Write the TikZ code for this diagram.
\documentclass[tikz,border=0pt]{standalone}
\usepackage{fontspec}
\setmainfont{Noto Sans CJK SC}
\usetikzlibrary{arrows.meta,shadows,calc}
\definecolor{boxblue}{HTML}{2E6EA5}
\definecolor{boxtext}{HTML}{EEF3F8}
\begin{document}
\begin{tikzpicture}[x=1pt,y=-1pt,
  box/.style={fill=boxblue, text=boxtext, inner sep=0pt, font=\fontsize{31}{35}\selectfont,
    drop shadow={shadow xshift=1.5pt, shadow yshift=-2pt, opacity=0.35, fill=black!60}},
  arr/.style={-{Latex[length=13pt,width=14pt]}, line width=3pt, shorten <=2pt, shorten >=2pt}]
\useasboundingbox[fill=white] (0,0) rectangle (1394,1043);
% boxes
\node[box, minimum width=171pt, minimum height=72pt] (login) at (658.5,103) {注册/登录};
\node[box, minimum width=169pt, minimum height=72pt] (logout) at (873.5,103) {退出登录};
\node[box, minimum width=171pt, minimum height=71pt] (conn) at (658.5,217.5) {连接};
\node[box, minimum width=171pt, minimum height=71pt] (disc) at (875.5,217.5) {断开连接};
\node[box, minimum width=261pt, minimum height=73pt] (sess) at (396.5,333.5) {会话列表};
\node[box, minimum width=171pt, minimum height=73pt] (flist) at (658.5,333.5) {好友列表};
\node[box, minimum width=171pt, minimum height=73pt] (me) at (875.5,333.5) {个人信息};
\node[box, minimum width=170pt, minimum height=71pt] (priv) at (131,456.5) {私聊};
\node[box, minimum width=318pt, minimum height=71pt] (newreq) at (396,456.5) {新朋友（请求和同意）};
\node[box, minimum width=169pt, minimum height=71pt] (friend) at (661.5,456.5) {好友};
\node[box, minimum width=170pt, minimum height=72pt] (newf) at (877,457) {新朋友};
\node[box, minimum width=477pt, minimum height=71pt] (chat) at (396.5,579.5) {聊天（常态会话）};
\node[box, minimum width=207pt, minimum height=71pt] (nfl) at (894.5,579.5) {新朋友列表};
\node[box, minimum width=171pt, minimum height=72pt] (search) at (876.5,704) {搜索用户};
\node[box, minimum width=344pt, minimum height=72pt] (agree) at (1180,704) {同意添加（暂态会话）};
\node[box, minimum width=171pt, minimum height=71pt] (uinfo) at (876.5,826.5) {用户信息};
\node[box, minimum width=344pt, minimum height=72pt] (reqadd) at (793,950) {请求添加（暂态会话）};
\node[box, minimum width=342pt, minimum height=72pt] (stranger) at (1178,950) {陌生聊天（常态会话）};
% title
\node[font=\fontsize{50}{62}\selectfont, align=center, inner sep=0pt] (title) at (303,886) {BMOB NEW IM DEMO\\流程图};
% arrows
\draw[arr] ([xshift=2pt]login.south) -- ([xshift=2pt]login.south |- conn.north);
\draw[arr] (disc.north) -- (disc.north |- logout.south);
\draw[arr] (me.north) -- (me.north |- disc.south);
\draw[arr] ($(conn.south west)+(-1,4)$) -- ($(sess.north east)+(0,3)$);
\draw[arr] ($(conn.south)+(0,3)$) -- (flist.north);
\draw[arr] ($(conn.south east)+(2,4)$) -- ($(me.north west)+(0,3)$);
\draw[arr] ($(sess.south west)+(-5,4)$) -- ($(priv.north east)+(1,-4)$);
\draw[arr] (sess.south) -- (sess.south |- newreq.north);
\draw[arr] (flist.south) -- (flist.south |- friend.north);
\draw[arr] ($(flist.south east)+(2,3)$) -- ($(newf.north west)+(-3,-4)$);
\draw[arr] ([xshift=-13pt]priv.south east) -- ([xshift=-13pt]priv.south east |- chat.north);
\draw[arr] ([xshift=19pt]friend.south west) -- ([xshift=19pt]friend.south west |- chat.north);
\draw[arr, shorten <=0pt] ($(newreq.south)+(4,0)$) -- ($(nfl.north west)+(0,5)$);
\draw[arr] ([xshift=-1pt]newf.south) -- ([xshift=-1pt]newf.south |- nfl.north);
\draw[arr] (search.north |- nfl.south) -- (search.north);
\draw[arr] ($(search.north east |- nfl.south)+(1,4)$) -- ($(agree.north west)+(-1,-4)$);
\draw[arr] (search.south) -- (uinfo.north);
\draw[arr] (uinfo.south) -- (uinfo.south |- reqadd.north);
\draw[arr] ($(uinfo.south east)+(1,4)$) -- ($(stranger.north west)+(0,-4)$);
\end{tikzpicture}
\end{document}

----

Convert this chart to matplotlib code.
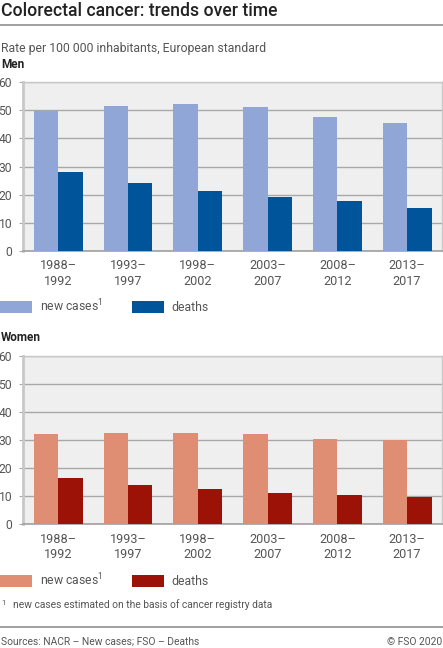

----

▸ **CHALLENGE**: Search the listing above for the string "code". Copy every line that contains it.

▸ **ANSWER TO THIS EXERCISE**:
Write the TikZ code for this diagram.
Convert this chart to matplotlib code.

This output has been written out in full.